Потом молча лежали в траве, соприкасаясь пальцами рук-. Сколько времени прошло? Борис уснул. А когда проснулся, Полина уже сидела возле зарослей душицы и собирала траву.
Он подобрался к ней на четвереньках, лег рядом и положил голову к ней на колени.
— Ты знаешь… Нет, ты не знаешь, — пробормотал он. — Кто придумал, что ты Женщина-зима?
— Это врач «скорой помощи», Леня. Да ты помнишь его…
— Ты не зима. Ты самое настоящее лето! Она улыбнулась.
— О чем ты думаешь? — не унимался он, глядя на нее снизу вверх. Глаза у него блестели.
— Я думаю, что пора готовить обед! — весело объявила Полина и поднялась.
Они варили в котелке пшенную кашу с тушенкой. Потом черпали ее деревянными ложками, дули на нее, обжигались. И было очень вкусно. По крайней мере Борис не помнил каши вкуснее.

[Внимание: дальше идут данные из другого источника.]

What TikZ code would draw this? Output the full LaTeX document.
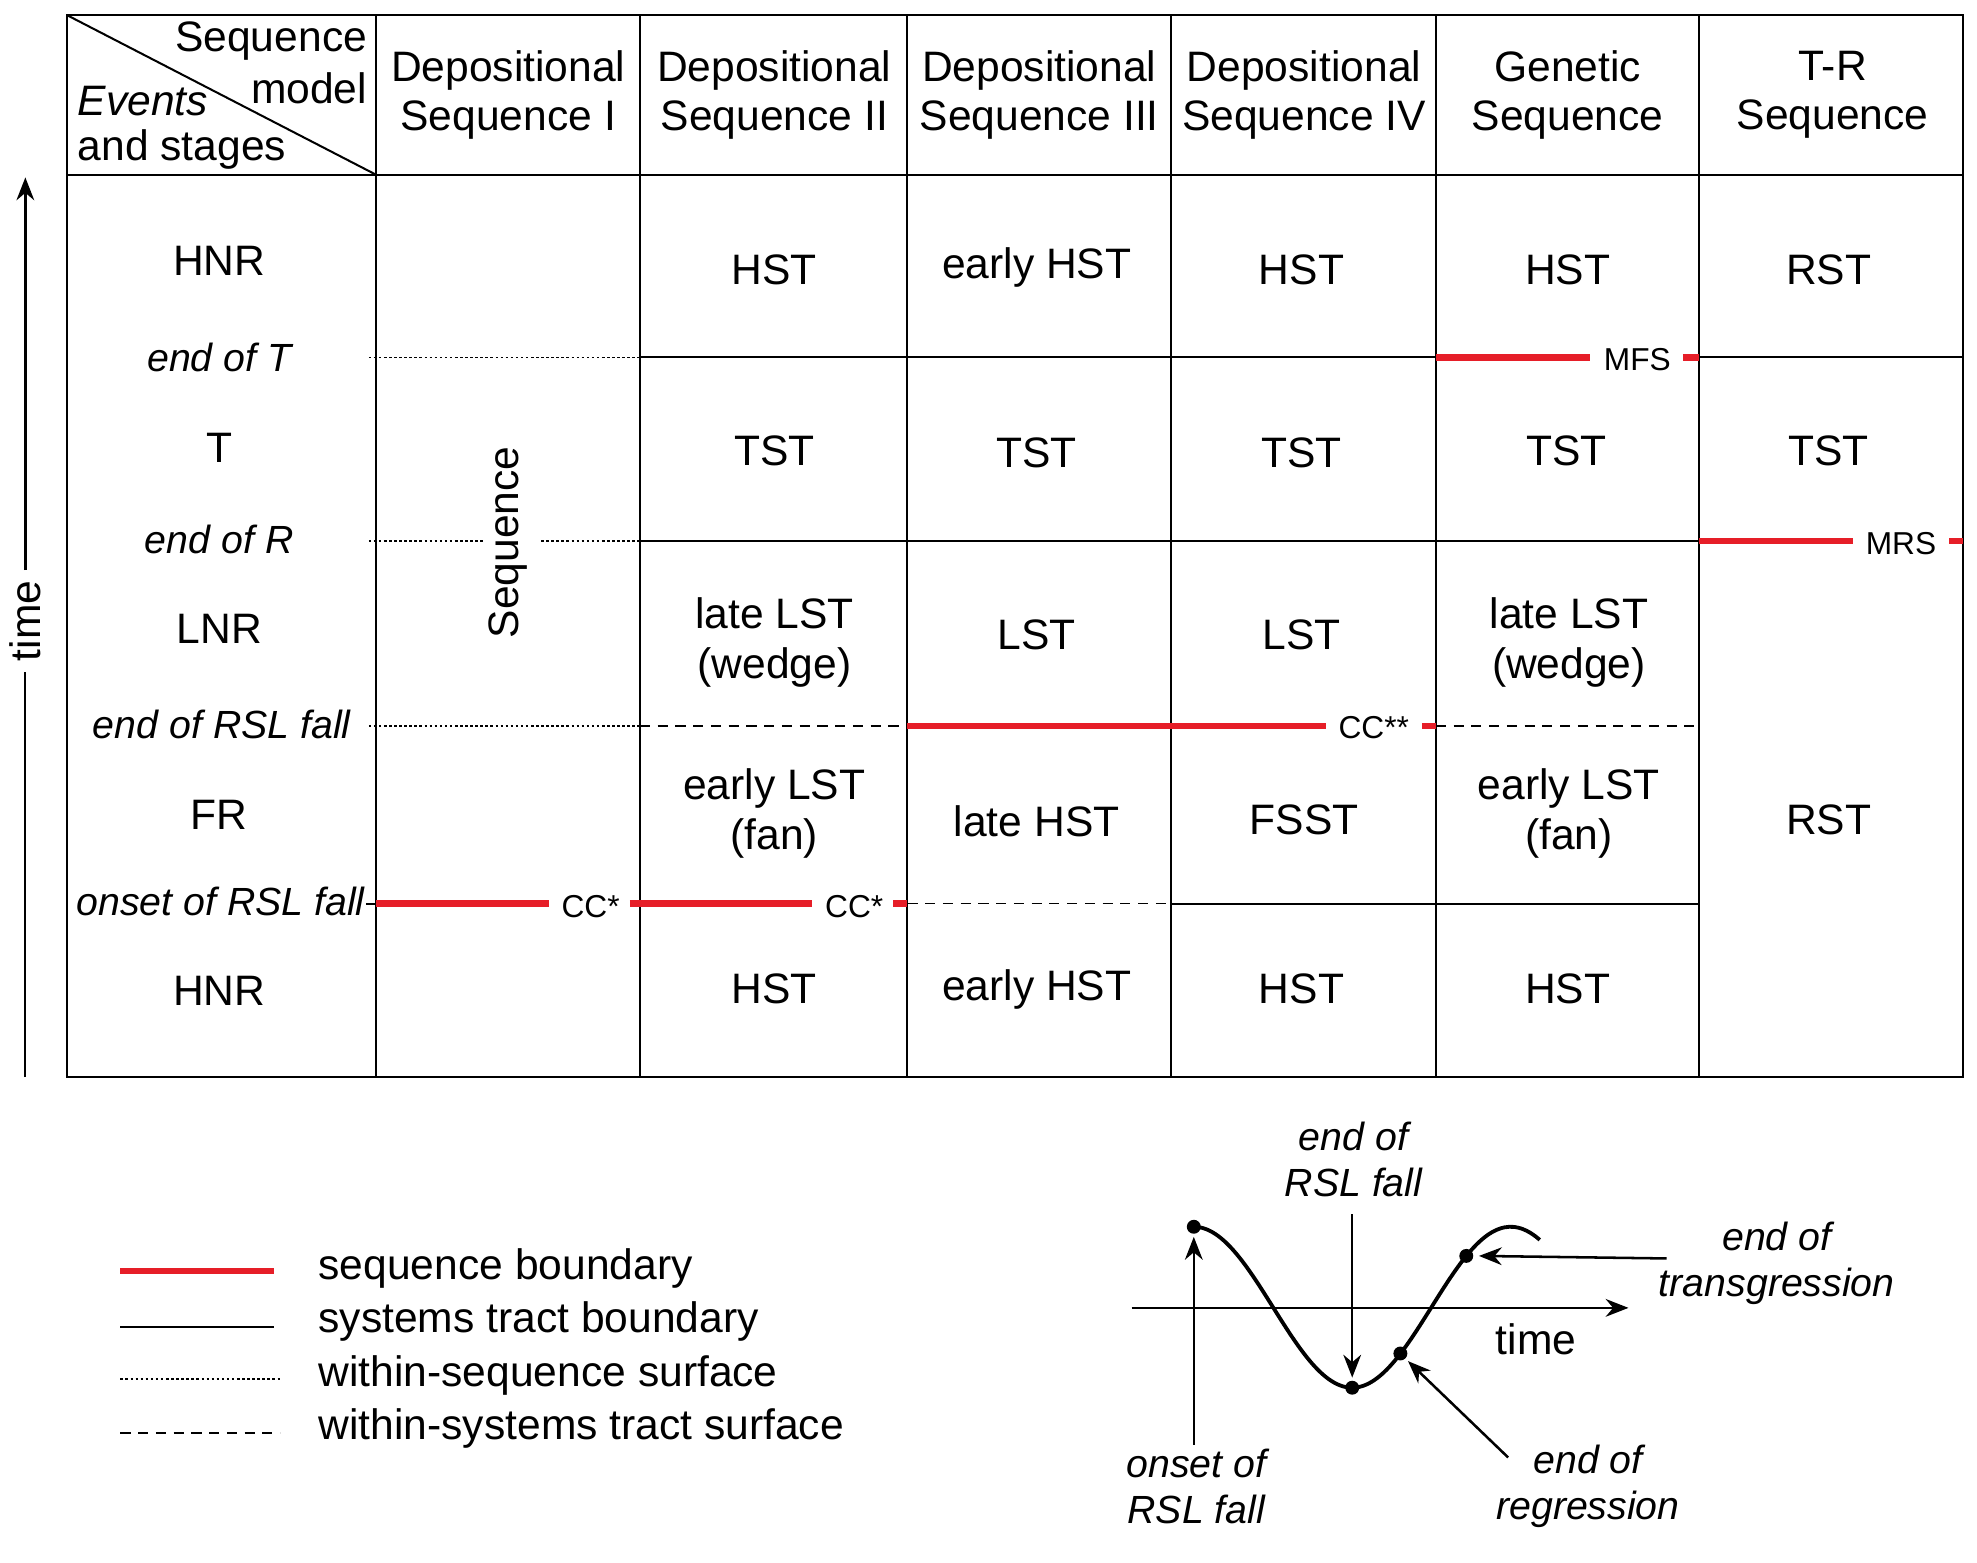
\documentclass[tikz,border=0pt]{standalone}
\usepackage{fontspec}
\setmainfont{Liberation Sans}
\usetikzlibrary{arrows.meta}
\definecolor{sbred}{RGB}{230,30,40}
\begin{document}
\begin{tikzpicture}[x=0.5pt,y=-0.5pt,
  txt/.style={font=\fontsize{16.8}{19.5}\selectfont, align=center, inner sep=0pt},
  itx/.style={font=\fontsize{15.5}{18}\selectfont\itshape, align=center, inner sep=0pt},
  sm/.style={font=\fontsize{12.5}{14}\selectfont, inner sep=0pt},
  redl/.style={sbred, line width=2.5pt},
  thin/.style={line width=0.8pt},
  dotl/.style={line width=0.7pt, dash pattern=on 1pt off 1pt},
  dashl/.style={line width=0.7pt, dash pattern=on 4pt off 3pt},
  arr/.style={line width=1pt, -{Stealth[length=9pt,width=7pt]}}]
\useasboundingbox (0,0) rectangle (1560,1233);
% frame
\draw[thin] (53,12) rectangle (1549,850);
\draw[thin] (53,138) -- (1549,138);
\foreach \x in {297,505,716,924,1133,1341} \draw[thin] (\x,12) -- (\x,850);
\draw[thin] (53,12) -- (297,138);
% header
\node[txt,anchor=east] (hs) at (290,32) {Sequence};
\node[txt,anchor=east] (hm) at (290,70) {model};
\node[txt,anchor=west,font=\fontsize{16.8}{19.5}\selectfont\itshape] (he) at (61,80) {Events};
\node[txt,anchor=west] (ha) at (61,118) {and stages};
\node[txt] (c1) at (401,75) {Depositional\\Sequence I};
\node[txt] (c2) at (611,75) {Depositional\\Sequence II};
\node[txt] (c3) at (820,75) {Depositional\\Sequence III};
\node[txt] (c4) at (1029,75) {Depositional\\Sequence IV};
\node[txt] (c5) at (1237,75) {Genetic\\Sequence};
\node[txt] (c6) at (1446,75) {T-R\\Sequence};
% row labels
\node[txt] (r1) at (173,206) {HNR};
\node[itx] (r2) at (173,282) {end of T};
\node[txt] (r3) at (173,353) {T};
\node[itx] (r4) at (173,426) {end of R};
\node[txt] (r5) at (173,496) {LNR};
\node[itx] (r6) at (175,572) {end of RSL fall};
\node[txt] (r7) at (173,643) {FR};
\node[itx] (r8) at (174,711) {onset of RSL fall};
\node[txt] (r9) at (173,782) {HNR};
% cells
\node[txt,rotate=90] (seq) at (401,428) {Sequence};
\node[txt] at (611,213) {HST};
\node[txt] at (818,211) {early HST};
\node[txt] at (1027,213) {HST};
\node[txt] at (1237,213) {HST};
\node[txt] at (1443,213) {RST};
\node[txt] at (611,356) {TST};
\node[txt] at (818,357) {TST};
\node[txt] at (1027,357) {TST};
\node[txt] at (1236,356) {TST};
\node[txt] at (1443,356) {TST};
\node[txt] at (611,507) {late LST\\(wedge)};
\node[txt] at (818,501) {LST};
\node[txt] at (1027,501) {LST};
\node[txt] at (1238,507) {late LST\\(wedge)};
\node[txt] at (611,642) {early LST\\(fan)};
\node[txt] at (818,648) {late HST};
\node[txt] at (1029,647) {FSST};
\node[txt] at (1238,642) {early LST\\(fan)};
\node[txt] at (1443,647) {RST};
\node[txt] at (611,780) {HST};
\node[txt] at (818,781) {early HST};
\node[txt] at (1027,780) {HST};
\node[txt] at (1237,780) {HST};
% end of T
\draw[dotl] (291,282) -- (505,282);
\draw[thin] (505,282) -- (1133,282);
\draw[redl] (1133,282) -- (1255,282);
\node[sm] (mfs) at (1292,284) {MFS};
\draw[redl] (1328,282) -- (1341,282);
\draw[thin] (1341,282) -- (1549,282);
% end of R
\draw[dotl] (291,427) -- (382,427);
\draw[dotl] (427,427) -- (505,427);
\draw[thin] (505,427) -- (1341,427);
\draw[redl] (1341,427) -- (1462,427);
\node[sm] (mrs) at (1500,429) {MRS};
\draw[redl] (1538,427) -- (1549,427);
% end of RSL fall
\draw[dotl] (291,573) -- (505,573);
\draw[dashl] (505,573) -- (716,573);
\draw[redl] (716,573) -- (1046,573);
\node[sm] (cc2) at (1084,574) {CC**};
\draw[redl] (1122,573) -- (1133,573);
\draw[dashl] (1133,573) -- (1341,573);
% onset
\draw[thin] (289,713) -- (297,713);
\draw[redl] (297,713) -- (433,713);
\node[sm] (cc1) at (466,715) {CC*};
\draw[redl] (497,713) -- (641,713);
\node[sm] (cc1b) at (674,715) {CC*};
\draw[redl] (705,713) -- (716,713);
\draw[dashl] (716,713) -- (924,713);
\draw[thin] (924,713) -- (1341,713);
% time arrow
\node[txt,rotate=90] (tm) at (20,490) {time};
\draw[thin] (20,850) -- ([yshift=-4pt]tm.west);
\draw[arr] ([yshift=4pt]tm.east) -- (20,140);
% legend
\draw[redl] (95,1003) -- (216,1003);
\draw[thin] (95,1047) -- (216,1047);
\draw[dotl] (95,1088) -- (221,1088);
\draw[dashl] (95,1131) -- (221,1131);
\node[txt,anchor=west] (l1) at (251,1001) {sequence boundary};
\node[txt,anchor=west] (l2) at (251,1043) {systems tract boundary};
\node[txt,anchor=west] (l3) at (251,1085) {within-sequence surface};
\node[txt,anchor=west] (l4) at (251,1127) {within-systems tract surface};
% curve
\draw[arr] (893,1032) -- (1285,1032);
\node[txt] (tt) at (1212,1057) {time};
\draw[line width=1.5pt] plot[domain=0:273,samples=80,smooth] ({942+\x},{1031.5-63.5*cos(1.44*\x)});
\coordinate (p1) at (942,968);
\coordinate (p2) at (1067,1095);
\coordinate (p3) at (1105,1068);
\coordinate (p4) at (1157,991);
\foreach \p in {p1,p2,p3,p4} \fill (\p) circle (5.5);
\node[itx] (a1) at (944,1173) {onset of\\RSL fall};
\node[itx] (a2) at (1068,915) {end of\\RSL fall};
\node[itx] (a3) at (1253,1173) {end of\\regression};
\node[itx] (a4) at (1402,997) {end of\\transgression};
\draw[arr] (942,1140) -- ([yshift=-4pt]p1);
\draw[arr] (1067,958) -- ([yshift=4pt]p2);
\draw[arr] (1190,1150) -- ([shift={(3pt,-3pt)}]p3);
\draw[arr] (1315,993) -- ([xshift=5pt]p4);
\end{tikzpicture}
\end{document}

Потом спали в шалаше, на душистом сене. Вернее, спала Полина. Ее голова лежала на его руке, а он трогал носом ее волосы. За непрочными стенами шалаша стоял ровный гул пчел, где-то, совсем рядом, жужжал шмель. Высоко над шалашом переговаривались деревья. Борис улыбался в полудреме. Он чувствовал почти младенческое умиротворение рядом с этой женщиной. Не хотелось шевелиться, тревоги вчерашних дней растворились, уплыли по течению, а камыши тихо кланялись им вслед.
Полина спала, а Борис думал о ней, вспоминал о том, что собирался сказать ей, когда ехал сюда. Теперь были нужны другие слова, они не приходили на ум. Нежность и удивление переполняли его. Ему хотелось целовать ее волосы, но он боялся спугнуть сон, поэтому лежал и тихо улыбался.
Позже они отправились бродить по окрестностям. Она то и дело наклонялась к какой-нибудь травке и объясняла Борису:
— Воробейник лекарственный. Помогает при головных болях… А эту хорошо заваривать при бессоннице.
Они обошли гудящую, как линия электропередачи, пасеку и вышли на поляну к лесу. Вдруг Полина остановила своего спутника:
— Тихо.
Они постояли, прислушиваясь. Борис ничего не услышал.
— Ложись, — предложила она и сама улеглась в траву, на спину.
Борис теперь уже ничему не удивлялся. Лег рядом.
— Здесь слышно, как бьется сердце земли. Добров повернулся и ухом прильнул к земле.
— Нет, не так. Ляг на спину. Закрой глаза. Расслабься. Пусть твое сердце бьется в унисон с тем, которое ты слышишь.
Борис ничего не слышал, но ему нравилось играть в эту игру, полную таинственного первобытного смысла. Даже если Полина предложила бы ему прыгать через костер, он с радостью согласился бы. Давно он не чувствовал себя таким свободным, здоровым и спокойным.